Australian Dividend Stock Picks – The full story on dividends
Dividends are payments made by a company from its profits to its shareholders, in the form of cash or additional stock.
Most Australian listed companies who pay dividends do so either annually or six-monthly.
Dividends can also be issued with franking credits, which are tax credits that have been paid by the company on your behalf.
So if you receive a fully franked dividend, you may not have to pay any personal income tax on the money received, as tax has already been paid (at the company tax rate of 30%, which you then compare to your personal marginal tax rate to determine if any extra tax is payable).
Not all companies pay dividends, important to note when making Australian stock picks.
Often you will find that high growth companies will not pay dividends, as they tend to re-invest their excess profits to continue their growth.
These stocks will typically have a rising share price, so there is little incentive for the business to pay shareholders who are already benefiting from owning the stock, additional cash.
More established shares are usually the ones who will pay dividends to their shareholders.

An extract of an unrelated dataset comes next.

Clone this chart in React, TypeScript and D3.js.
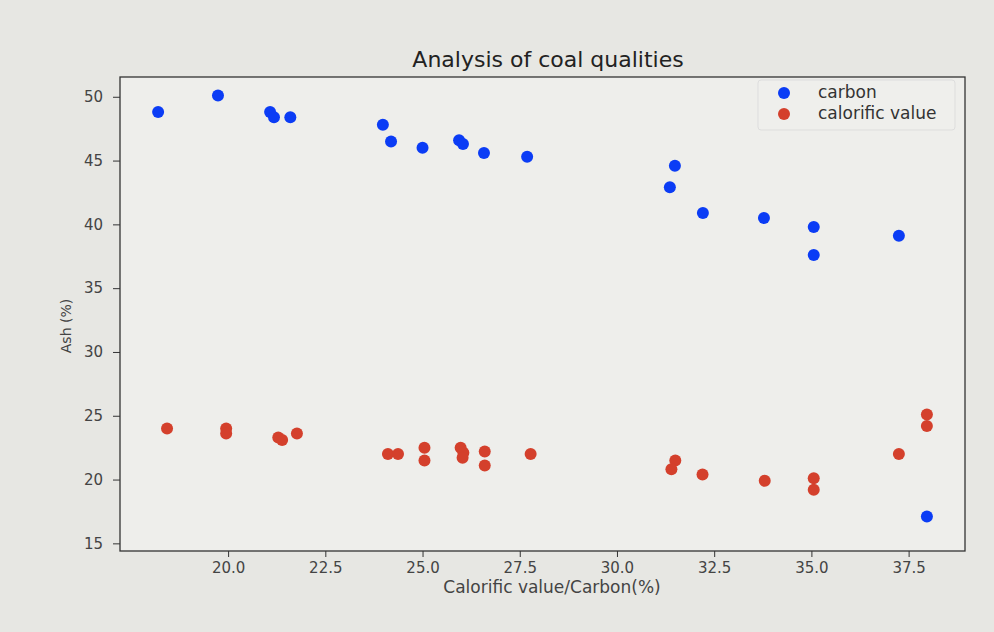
import React, { useRef, useEffect } from 'react';
import * as d3 from 'd3';

// carbon series (x = carbon %, y = ash %)
const carbonX = [18.2, 19.74, 21.08, 21.18, 21.6, 23.98, 24.19, 25.0, 25.94, 26.04, 26.58, 27.69, 31.36, 31.49, 32.21, 33.78, 35.06, 35.06, 37.25, 37.97];
const carbonY = [48.8, 50.1, 48.8, 48.4, 48.4, 47.8, 46.5, 46.0, 46.6, 46.3, 45.6, 45.3, 42.9, 44.6, 40.9, 40.5, 39.8, 37.6, 39.1, 17.1];

// calorific value series
const calX = [18.43, 19.95, 19.95, 21.29, 21.39, 21.77, 24.11, 24.37, 25.05, 25.05, 25.98, 26.05, 26.03, 26.6, 26.6, 27.78, 31.5, 31.4, 32.2, 33.8, 35.06, 35.06, 37.25, 37.97, 37.97];
const calY = [24.0, 24.0, 23.6, 23.3, 23.1, 23.6, 22.0, 22.0, 22.5, 21.5, 22.5, 22.1, 21.7, 22.2, 21.1, 22.0, 21.5, 20.8, 20.4, 19.9, 20.1, 19.2, 22.0, 25.1, 24.2];

const xTicks = [20.0, 22.5, 25.0, 27.5, 30.0, 32.5, 35.0, 37.5];
const yTicks = [15, 20, 25, 30, 35, 40, 45, 50];

const seriesNames = ['carbon', 'calorific value'];
const seriesColors = ['#0b3cf5', '#d4402c'];

const App = () => {
  const svgRef = useRef<SVGSVGElement>(null);
  const width = 994, height = 632;
  const margin = { left: 120, right: 29, top: 77, bottom: 81 };

  useEffect(() => {
    const svg = d3.select(svgRef.current);
    svg.selectAll('*').remove();

    svg.append('rect').attr('width', width).attr('height', height).attr('fill', '#e7e7e3');

    const x = d3.scaleLinear().domain([17.22, 38.95]).range([margin.left, width - margin.right]);
    const y = d3.scaleLinear().domain([14.4, 51.55]).range([height - margin.bottom, margin.top]);

    const g = svg.append('g');
    g.append('rect')
      .attr('x', margin.left).attr('y', margin.top)
      .attr('width', width - margin.left - margin.right)
      .attr('height', height - margin.top - margin.bottom)
      .attr('fill', '#eeeeeb')
      .attr('stroke', '#333')
      .attr('stroke-width', 1.3);

    const font = 'DejaVu Sans, sans-serif';

    const xAxis = g.append('g')
      .attr('transform', `translate(0,${height - margin.bottom})`)
      .call(d3.axisBottom(x).tickValues(xTicks).tickFormat(d3.format('.1f')).tickSize(6).tickPadding(5));
    const yAxis = g.append('g')
      .attr('transform', `translate(${margin.left},0)`)
      .call(d3.axisLeft(y).tickValues(yTicks).tickFormat(d3.format('d')).tickSize(7).tickPadding(10));
    [xAxis, yAxis].forEach(a => {
      a.select('.domain').remove();
      a.selectAll('line').attr('stroke', '#333');
      a.selectAll('text').attr('fill', '#444').attr('font-family', font).attr('font-size', '15px');
    });

    // points
    g.append('g').selectAll('circle')
      .data(carbonX.map((d, i) => [d, carbonY[i]]))
      .join('circle')
      .attr('cx', d => x(d[0])).attr('cy', d => y(d[1]))
      .attr('r', 6).attr('fill', seriesColors[0]);

    g.append('g').selectAll('circle')
      .data(calX.map((d, i) => [d, calY[i]]))
      .join('circle')
      .attr('cx', d => x(d[0])).attr('cy', d => y(d[1]))
      .attr('r', 6).attr('fill', seriesColors[1]);

    // title + labels
    svg.append('text')
      .attr('x', 548).attr('y', 67)
      .attr('text-anchor', 'middle').attr('font-family', font).attr('font-size', '22px').attr('fill', '#222')
      .text('Analysis of coal qualities');
    svg.append('text')
      .attr('x', 552).attr('y', 593)
      .attr('text-anchor', 'middle').attr('font-family', font).attr('font-size', '17px').attr('fill', '#444')
      .text('Calorific value/Carbon(%)');
    svg.append('text')
      .attr('transform', `translate(71,${326}) rotate(-90)`)
      .attr('text-anchor', 'middle').attr('font-family', font).attr('font-size', '14px').attr('fill', '#444')
      .text('Ash (%)');

    // legend
    const lg = svg.append('g').attr('transform', 'translate(758,80)');
    lg.append('rect').attr('width', 197).attr('height', 50).attr('rx', 3)
      .attr('fill', '#efefec').attr('stroke', '#ddd');
    seriesNames.forEach((name, i) => {
      lg.append('circle').attr('cx', 26).attr('cy', 13 + i * 21).attr('r', 6).attr('fill', seriesColors[i]);
      lg.append('text').attr('x', 60).attr('y', 18 + i * 21)
        .attr('font-family', font).attr('font-size', '17px').attr('fill', '#333').text(name);
    });
  }, []);

  return (
    <div style={{ position: 'absolute', left: 0, top: 0 }}>
      <svg ref={svgRef} width={width} height={height} style={{ display: 'block' }}></svg>
    </div>
  );
};

export default App;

These companies will often have share prices that are relatively stable, so a dividend payment is more or less a trade off for lower capital growth. These companies are often referred to as income stocks.
When a company decides on its dividend it will inform the ASX of both the size of the payment, and two important dates.
These dates are the books close date (also known as the record date), and the date payable (the day the company posts out the cheque).
Investors that are on the company’s books by the close of business on the books close date will be entitled to receive the dividend.
To be on the books, you need to have bought and paid for the shares by the book’s close date.